» Task details:
Copy only what lies from the line containing "Write the matplotlib code for this chart." through the line containing "import matplotlib.patheffects as pe" in the entries below, keeping both end lines exact and dropping every picture.

Figure scripts
-=-=-

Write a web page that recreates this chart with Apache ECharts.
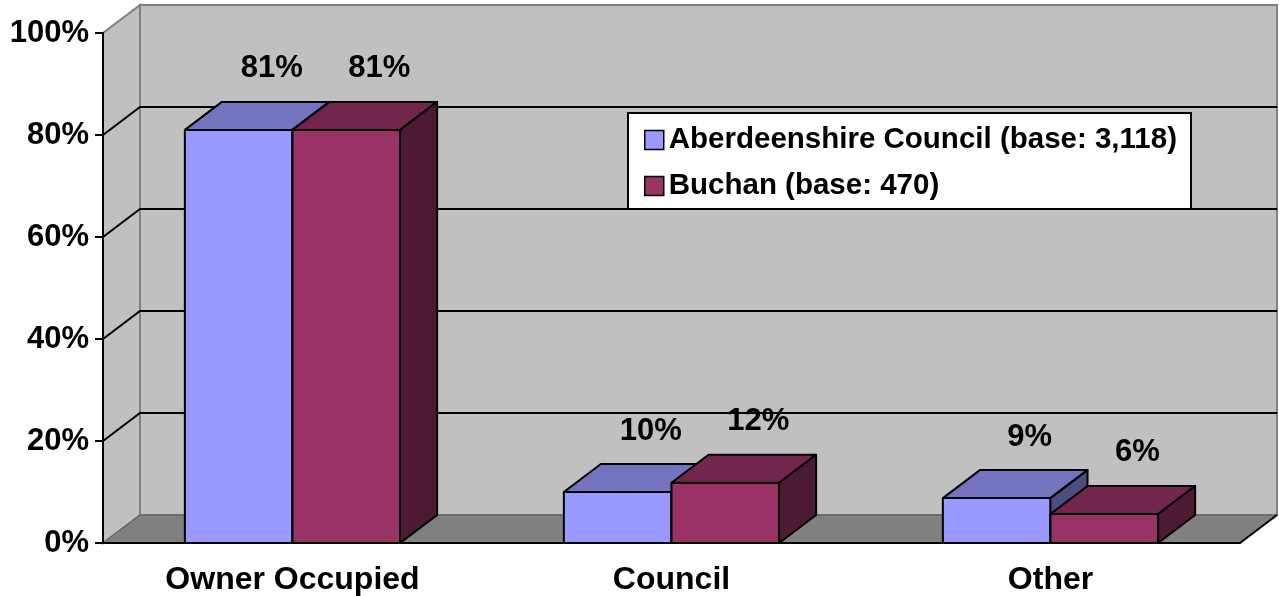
<!DOCTYPE html>
<html>
<head>
<meta charset="utf-8">
<script src="https://cdn.jsdelivr.net/npm/echarts@6/dist/echarts.min.js"></script>
<style>
    html, body { margin: 0; padding: 0; background: #fff; }
    #main { width: 1279px; height: 596px; }
</style>
</head>
<body>
<div id="main"></div>
<script>
    // data
    var categories = ['Owner Occupied', 'Council', 'Other'];
    var seriesNames = ['Aberdeenshire Council (base: 3,118)', 'Buchan (base: 470)'];
    var aberdeenshire = [81, 10, 8.8];
    var buchan = [81, 11.8, 5.7];
    var yTicks = [0, 20, 40, 60, 80, 100];

    // 3d look: depth offset in pixels
    var DX = 37, DY = -28;
    var FONT = '"Liberation Sans", Arial, sans-serif';
    var faces = [
        {front: '#9999ff', top: '#7373bf', side: '#4d4d80'},
        {front: '#993366', top: '#73264d', side: '#4d1a33'}
    ];

    function renderWalls(params, api) {
        var cs = params.coordSys;
        var x0 = cs.x, x1 = cs.x + cs.width, yT = cs.y, yB = cs.y + cs.height;
        var children = [];
        // left side wall
        children.push({type: 'polygon', shape: {points: [[x0, yB], [x0, yT], [x0 + DX, yT + DY], [x0 + DX, yB + DY]]},
            style: {fill: '#c0c0c0', stroke: '#808080', lineWidth: 2}});
        // back wall
        children.push({type: 'rect', shape: {x: x0 + DX, y: yT + DY, width: x1 - x0, height: yB - yT},
            style: {fill: '#c0c0c0', stroke: '#808080', lineWidth: 2}});
        // floor
        children.push({type: 'polygon', shape: {points: [[x0, yB], [x1, yB], [x1 + DX, yB + DY], [x0 + DX, yB + DY]]},
            style: {fill: '#808080', stroke: '#5a5a5a', lineWidth: 1}});
        children.push({type: 'line', shape: {x1: x1, y1: yB, x2: x1 + DX, y2: yB + DY},
            style: {stroke: '#000', lineWidth: 2}});
        // gridlines on side + back wall
        yTicks.forEach(function (v) {
            if (v === 0 || v === 100) return;
            var y = api.coord([0, v])[1];
            children.push({type: 'polyline', shape: {points: [[x0, y], [x0 + DX, y + DY], [x1 + DX, y + DY]]},
                style: {stroke: '#000', lineWidth: 2, fill: null}});
        });
        return {type: 'group', children: children};
    }

    function makeBarRenderer(s) {
        return function (params, api) {
            var idx = api.value(0), v = api.value(1);
            var base = api.coord([idx, 0]);
            var top = api.coord([idx, v]);
            var band = api.size([1, 0])[0];
            var w = band * 0.284;
            var xL = s === 0 ? base[0] - w : base[0];
            var xR = xL + w;
            var yT = top[1], yB = base[1];
            var c = faces[s];
            var line = {stroke: '#000', lineWidth: 2, lineJoin: 'round'};
            return {
                type: 'group',
                children: [
                    {type: 'rect', shape: {x: xL, y: yT, width: w, height: yB - yT},
                        style: Object.assign({fill: c.front}, line)},
                    {type: 'polygon', shape: {points: [[xL, yT], [xR, yT], [xR + DX, yT + DY], [xL + DX, yT + DY]]},
                        style: Object.assign({fill: c.top}, line)},
                    {type: 'polygon', shape: {points: [[xR, yT], [xR + DX, yT + DY], [xR + DX, yB + DY], [xR, yB]]},
                        style: Object.assign({fill: c.side}, line)},
                    {type: 'text', style: {text: Math.round(v) + '%', x: xL + w / 2 + DX - 4, y: yT + DY - 33,
                        align: 'center', verticalAlign: 'middle', fill: '#000',
                        fontSize: 31, fontWeight: 'bold', fontFamily: FONT}}
                ]
            };
        };
    }

    function toData(values) {
        return values.map(function (v, i) { return [i, v]; });
    }

    var myChart = echarts.init(document.getElementById('main'));
    var option = {
        backgroundColor: '#fff',
        animation: false,
        grid: {left: 103, right: 39, top: 33, bottom: 53},
        legend: {
            orient: 'vertical', left: 628, top: 113,
            padding: [12, 14, 8, 16], itemGap: 16,
            itemWidth: 19, itemHeight: 19, icon: 'rect',
            backgroundColor: '#fff', borderColor: '#000', borderWidth: 2,
            selectedMode: false,
            itemStyle: {borderColor: '#000', borderWidth: 1.5},
            textStyle: {fontSize: 29.5, fontWeight: 'bold', color: '#000', fontFamily: FONT},
            data: seriesNames
        },
        xAxis: {
            type: 'category', data: categories, z: 5,
            axisLine: {lineStyle: {color: '#000', width: 2}},
            axisTick: {length: 8, lineStyle: {color: '#000', width: 2}},
            axisLabel: {fontSize: 32, fontWeight: 'bold', color: '#000', fontFamily: FONT, margin: 21},
            splitLine: {show: false}
        },
        yAxis: {
            type: 'value', min: 0, max: 100, interval: 20, z: 5,
            axisLine: {show: true, lineStyle: {color: '#000', width: 2}},
            axisTick: {show: true, length: 8, lineStyle: {color: '#000', width: 2}},
            axisLabel: {formatter: '{value}%', fontSize: 31, fontWeight: 'bold', color: '#000', fontFamily: FONT, margin: 14},
            splitLine: {show: false}
        },
        series: [
            {type: 'custom', name: 'walls', silent: true, renderItem: renderWalls, data: [[0, 0]], z: 1},
            {type: 'custom', name: seriesNames[0], renderItem: makeBarRenderer(0), data: toData(aberdeenshire),
                itemStyle: {color: faces[0].front}, z: 2},
            {type: 'custom', name: seriesNames[1], renderItem: makeBarRenderer(1), data: toData(buchan),
                itemStyle: {color: faces[1].front}, z: 2}
        ]
    };
    myChart.setOption(option, true);
</script>
</body>
</html>
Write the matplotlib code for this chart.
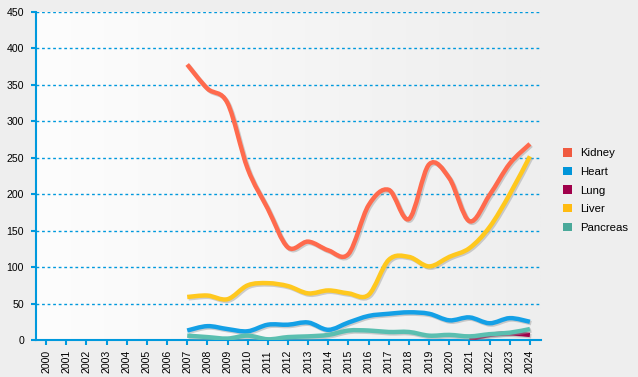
import numpy as np
import matplotlib.pyplot as plt
from matplotlib.path import Path
from matplotlib.patches import PathPatch, Patch
from matplotlib.colors import LinearSegmentedColormap
import matplotlib.patheffects as pe

plt.rcParams['font.family'] = ['Liberation Sans', 'DejaVu Sans']

years = list(range(2000, 2025))
yr_data = list(range(2007, 2025))

kidney = [378, 345, 325, 235, 180, 127, 135, 123, 118, 185, 206, 166, 241, 222, 163, 199, 242, 269]
heart = [13, 19, 15, 12, 21, 21, 24, 14, 24, 33, 36, 38, 36, 27, 31, 23, 30, 25]
liver = [59, 61, 56, 75, 78, 74, 64, 68, 64, 62, 110, 114, 101, 114, 126, 155, 200, 252]
pancreas = [6, 4, 2, 6, 1, 4, 5, 7, 13, 13, 11, 11, 6, 7, 5, 8, 10, 15]
lung_years = [2021, 2022, 2023, 2024]
lung = [1, 7, 9, 7]

names = ["Kidney", "Heart", "Lung", "Liver", "Pancreas"]
line_cols = ["#ff6a4d", "#14a0e6", "#a0004b", "#ffc81e", "#5bbfb0"]
leg_cols = ["#f05a40", "#0095d9", "#a0004b", "#ffbb11", "#4aa99a"]


def smooth_path(x, y):
    # Catmull-Rom through the points, drawn as cubic Bezier segments
    pts = np.column_stack([np.asarray(x, float), np.asarray(y, float)])
    verts = [pts[0]]
    codes = [Path.MOVETO]
    n = len(pts)
    for i in range(n - 1):
        p0 = pts[i - 1] if i > 0 else pts[i]
        p1 = pts[i]
        p2 = pts[i + 1]
        p3 = pts[i + 2] if i + 2 < n else pts[i + 1]
        verts += [p1 + (p2 - p0) / 6.0, p2 - (p3 - p1) / 6.0, p2]
        codes += [Path.CURVE4] * 3
    return Path(verts, codes)


fig = plt.figure(figsize=(6.38, 3.77), dpi=100)
fig.patch.set_facecolor("#eeeeee")
ax = fig.add_axes([36 / 638, 37 / 377, 505 / 638, 328 / 377])

# background gradient
grad = np.linspace(0, 1, 256).reshape(1, -1)
ax.imshow(grad, extent=[1999.5, 2024.55, 0, 450], aspect="auto",
          cmap=LinearSegmentedColormap.from_list("bg", ["#fdfdfd", "#eeeeee"]), zorder=0)

for yv in range(50, 451, 50):
    ax.axhline(yv, color="#0099dd", lw=1, ls=(0, (2, 2)), zorder=1)

series = [
    (yr_data, kidney, 0),
    (yr_data, heart, 1),
    (lung_years, lung, 2),
    (yr_data, liver, 3),
    (yr_data, pancreas, 4),
]
for xs, ys, k in series:
    p = PathPatch(smooth_path(xs, ys), fill=False, edgecolor=line_cols[k], lw=3.2,
                  capstyle="butt", zorder=3,
                  path_effects=[pe.SimpleLineShadow(offset=(1, -1), shadow_color="#999999", alpha=0.45),
                                pe.Normal()])
    ax.add_patch(p)

ax.set_xlim(1999.5, 2024.55)
ax.set_ylim(0, 450)
ax.set_xticks(years)
ax.set_xticklabels([str(y) for y in years], rotation=90)
ax.set_yticks(range(0, 451, 50))
for s in ["top", "right"]:
    ax.spines[s].set_visible(False)
for s in ["left", "bottom"]:
    ax.spines[s].set_color("#0099dd")
    ax.spines[s].set_linewidth(1.5)
ax.tick_params(axis="both", colors="#0099dd", labelcolor="black", labelsize=7.6,
               length=3.6, width=1.5, direction="out")
ax.tick_params(axis="y", pad=5)
ax.tick_params(axis="x", pad=3.6)

handles = [Patch(facecolor=leg_cols[i], edgecolor="none", label=names[i]) for i in range(5)]
fig.legend(handles=handles, loc="upper left", bbox_to_anchor=(553 / 638, 1 - 138 / 377),
           frameon=False, fontsize=8.2, handlelength=0.75, handleheight=0.75,
           handletextpad=0.75, labelspacing=0.74)

fig.savefig("out.png", dpi=100, facecolor=fig.get_facecolor())
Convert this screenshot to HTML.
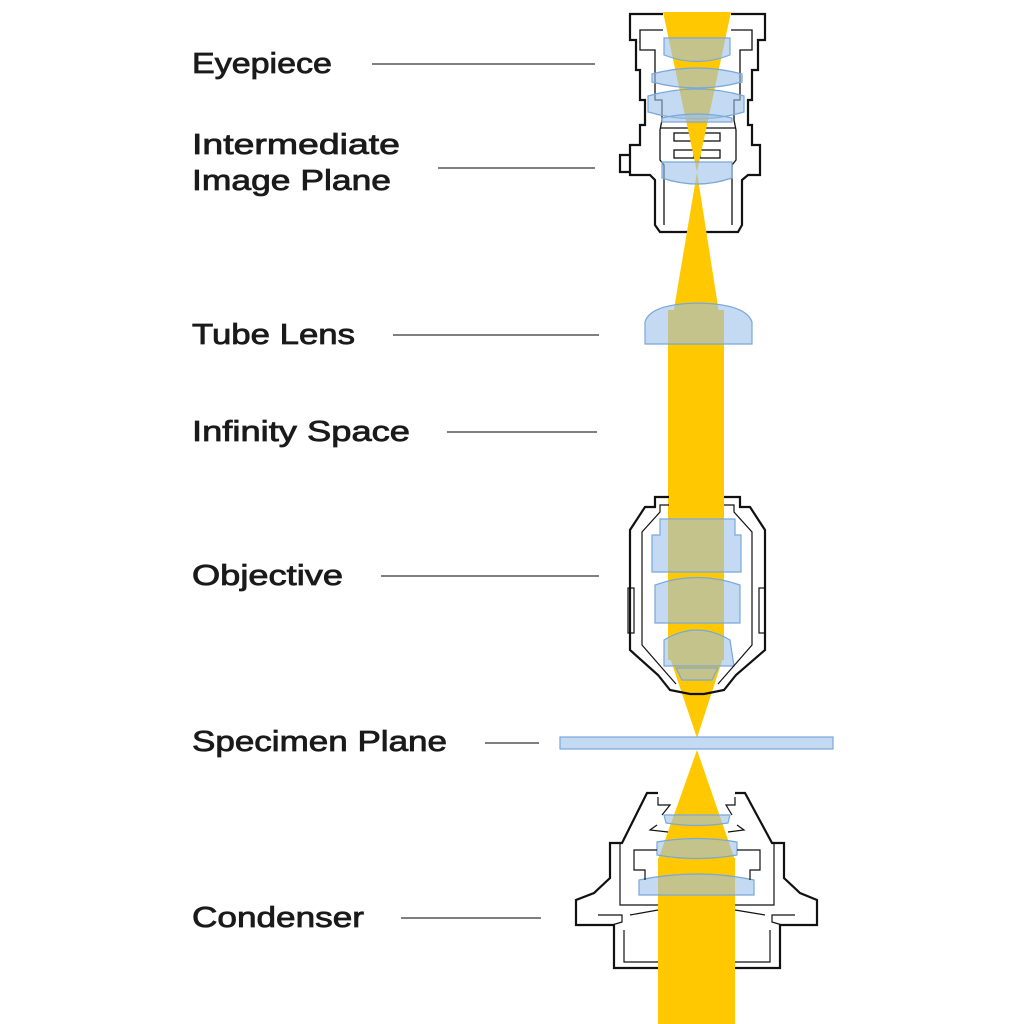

-=-=-

» Solution below:
Write the matplotlib code for this chart.
import numpy as np
import matplotlib.pyplot as plt
from matplotlib.path import Path
from matplotlib.patches import PathPatch, Patch
from matplotlib.colors import LinearSegmentedColormap
import matplotlib.patheffects as pe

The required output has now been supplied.